¿Qué hacer contra la barbarie?

Vistos con la perspectiva que da el tiempo, Osama Bin Laden y su organización, Al Qaeda, parecen relativamente previsibles y, aunque temibles, obedecen a cierta lógica. El objetivo de Bin Laden era destronar a la familia reinante de Arabia Saudí y, respaldado por el pueblo árabe, en su imaginación, hacerse con el poder en su lugar. Esta revolución habría convertido de inmediato a Bin Laden en el protector de los lugares sagrados del islam y, en consecuencia, en el nuevo califa del mundo musulmán. Al atacar Estados Unidos el 11 de septiembre de 2001, un acto de guerra, Bin Laden esperaba debilitar al principal apoyo del régimen saudí, incluso empujarlo a abandonar a la dinastía Saud. En esta guerra asimétrica, Bin Laden recurrió a dos armas no del todo nuevas que ya se habían probado durante la Segunda Guerra Mundial: masacrar a civiles inocentes para desmoralizar al adversario y utilizar a kamikazes. Por horribles que fuesen estas armas y por megalómana que fuese su estrategia, era posible entender a Bin Laden. Sin duda, resulta más fácil hacer esta interpretación ahora de lo que lo fue en su momento: está claro que la respuesta occidental en Afganistán, y después en Irak, no fue apropiada, visto todo, una vez más, con la perspectiva que da el tiempo. Una destrucción dirigida contra Al Qaeda habría sido más oportuna que el intento, todavía no coronado por el éxito, de imponer el Estado de Derecho y la democracia en los dos países invadidos.

Lo cual nos lleva a preguntarnos por los sucesivos atentados terroristas perpetrados por yihadistas autoproclamados en París el 13 de noviembre de 2015, en Ankara, en Grand-Bassam (Costa de Marfil) el domingo pasado, y en San Bernardino (California) el pasado 2 de diciembre. En San Bernardino, la pareja «yihadista» afirmó pertenecer a Daesh, organización con la que, según parece, no tenía ningún contacto. Estos atentados ya no imitan a los del 11 de septiembre ni a los perpetrados en la estación de Atocha de Madrid el 11 de marzo de 2004. Aunque sean igual de bárbaros, ya no vemos dentro de qué gran estrategia se inscriben. Bin Laden era un poco racional, los nuevos bárbaros no lo son en absoluto; o, al menos, sus motivos nos resultan completamente ajenos. Esta nueva generación de yihadistas está compuesta por auténticos nihilistas, aunque ellos no lo sepan: ¿quién puede creer que sus masacres conducirán a la creación de un nuevo califato en Nigeria, Mali, Libia o Siria? ¿Quién puede creer que este nihilismo del terror congregará jamás a su alrededor a la masa inmensa de los musulmanes, árabes y no árabes, que practican un islam moderado y no yihadista?

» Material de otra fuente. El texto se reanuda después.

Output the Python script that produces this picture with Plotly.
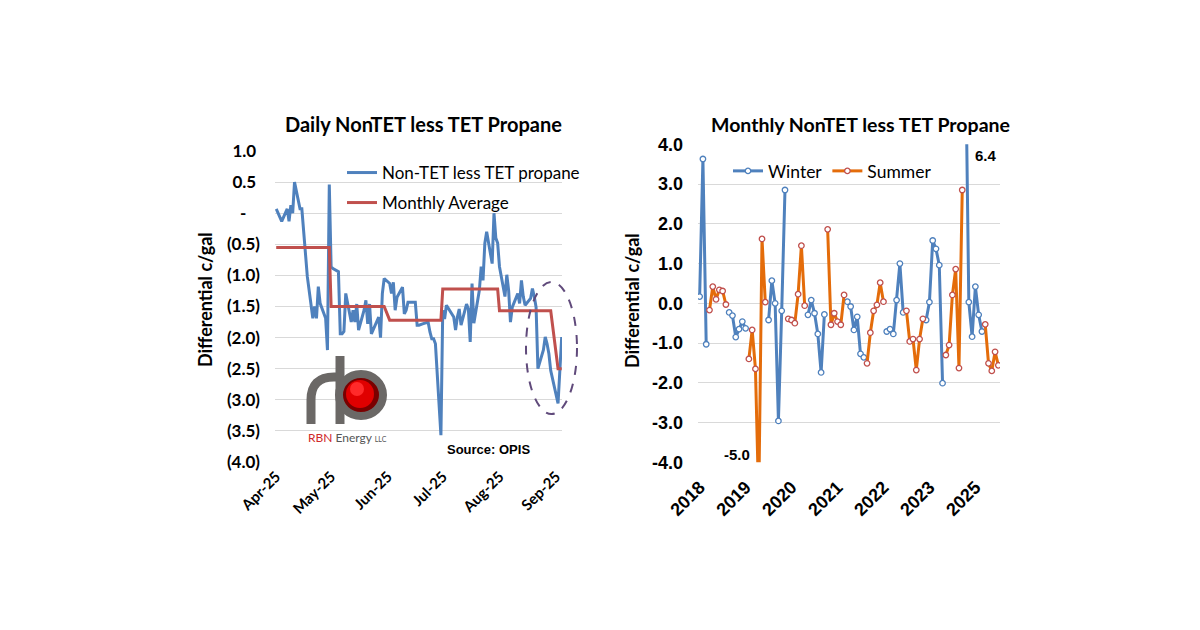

Tenemos aquí a los occidentales, pero también a los musulmanes, enfrentados a una nueva barbarie, más irracional e imprevisible que la de Bin Laden. Aún no se ha hallado una estrategia de respuesta, de lo que dan testimonio las dudas de Occidente, que se implica un poco, pero no demasiado, en el terreno militar en Oriente Próximo y en África. Los dirigentes del mundo musulmán ya no tienen una visión clara de sus intereses: tienden a anteponer sus ambiciones nacionales y sus lealtades tribales a la defensa del islam frente al nihilismo yihadista. No nos corresponde hablar por los musulmanes, pero lamentaremos igual que ellos que las voces del islam moderado se hagan oír tan poco.

En cuanto a Occidente, no se concibe de momento ninguna respuesta aparte de la relacionada con la seguridad y muy específica. Criticar al «islam» en general, como hace en este momento en Estados Unidos el demagogo Donald Trump, no serviría más que para aumentar el número de yihadistas y, lo que es peor, conferirles una especie de legitimidad como defensores de su fe. Un discurso como el de Trump no les facilita la tarea a los musulmanes moderados y es perjudicial para nuestra seguridad porque agranda la cantera de posibles reclutas entre las poblaciones musulmanas que viven en Occidente, incluido Estados Unidos. Probablemente no quede otro remedio, durante los años venideros, que reforzar los dispositivos de seguridad, lo que, inevitablemente, restringirá nuestras libertades. La negativa de Apple a permitir que el FBI acceda a los datos de un teléfono codificado que perteneció a los terroristas de San Bernardino es algo magnífico en principio, pero en realidad, irresponsable y suicida. Los dirigentes de Apple son muy amables al querer proteger nuestra vida privada –y sus intereses comerciales– pero, sin seguridad policial, ya no tendremos ninguna vida privada. Estamos, lo queramos o no, inmersos en un conflicto de características nuevas, en el que la invocación de los viejos principios conduce de forma irremediable a la derrota.